Née peu après le Sgt. Pepper’s, dans un monde désormais
bouleversé par cette vague psychédélique qui a propulsé la culture pop dans
tous les horizons, glorifié l’enfance, Disneyland, la bande dessinée, les
bonbons, les jouets, les jeux vidéo, et a poussé les grandes heures de couleurs
acidulées et brillantes à un point paroxysmique. Par petites touches sensibles,
sur les grandes compositions construites en force, elle utilise toutes les
découvertes des chimistes et fait vibrer la couleur par des touches acides, des
glacis, des ponctuations presque fluorescentes en contrepoint des pigments
traditionnels qui restent sous-jacents ou bien qu’elle vient rechercher en
creusant dans les couches de peinture.
Quelques portraits ou jardins voilés de dentelles peintes,
quelques architectures imaginaires peuplent alors l’atelier. « Je suis toujours
en train de chercher, j'essaie de ne pas m'installer dans le confort que
peuvent apporter en les réitérant certaines trouvailles, de tenter de multiples
approches, de rester dans l’incertitude et les ouvertures données par le doute.
»
A présent sa peinture est presque exclusivement figurative.

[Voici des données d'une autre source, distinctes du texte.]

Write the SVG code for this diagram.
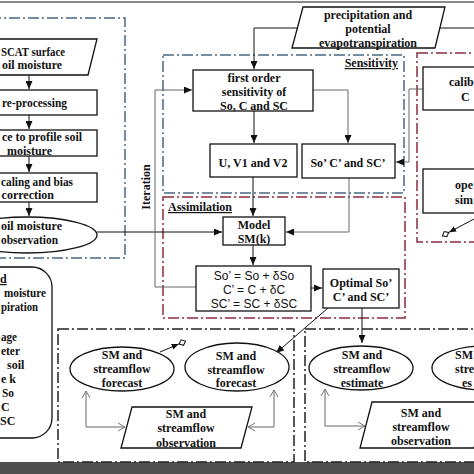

Nous sommes loin ici du chant de la terre et du bucolique. Le premier tableau
de cette voie est La Mouche, terminé en 2011. C’est une peinture carrée, de 160
x 160 cm, fantastique dans le sens premier du terme. Le fond est un noir d’ardoise
mat très légèrement nuancé de tons minéraux sur lequel viennent jouer des
filaments de couleurs vives qui s’enroulent et pendent, légèrement humides,
plutôt organiques, dans une végétation sombre qui se confond avec l’ardoise. Le
bas du tableau est occupé par une mouche géante, très réaliste, finement
exécutée, et des losanges bleu vif. Une impression vaguement cruelle se dégage
du tableau, comme si la mouche était une araignée et les filaments pendant
au-dessus d’elle en draperie les intestins d’une proie en train d’être digérée.
Ou bien la mouche est-elle la prochaine proie ? Cette ambiguïté est souvent
présente, y compris dans les tableaux aux sujets exclusivement végétaux.
Toujours inventées, fleurs et plantes ont une beauté qui est peut-être
vénéneuse. Le poison tente de se faire oublier par l’exubérance née dans ces
lumières subtiles, mais il est là, dans ces courants qui parcourent la toile,
dans ces mouvements de tourbillons sans vent. Nous retrouvons dans les œuvres
de Sophie Lambert la beauté et la force de la nature, son empoisonnement, le
drame imminent et-ou le crime caché, la force inexorable de la patience et l’infini du possible.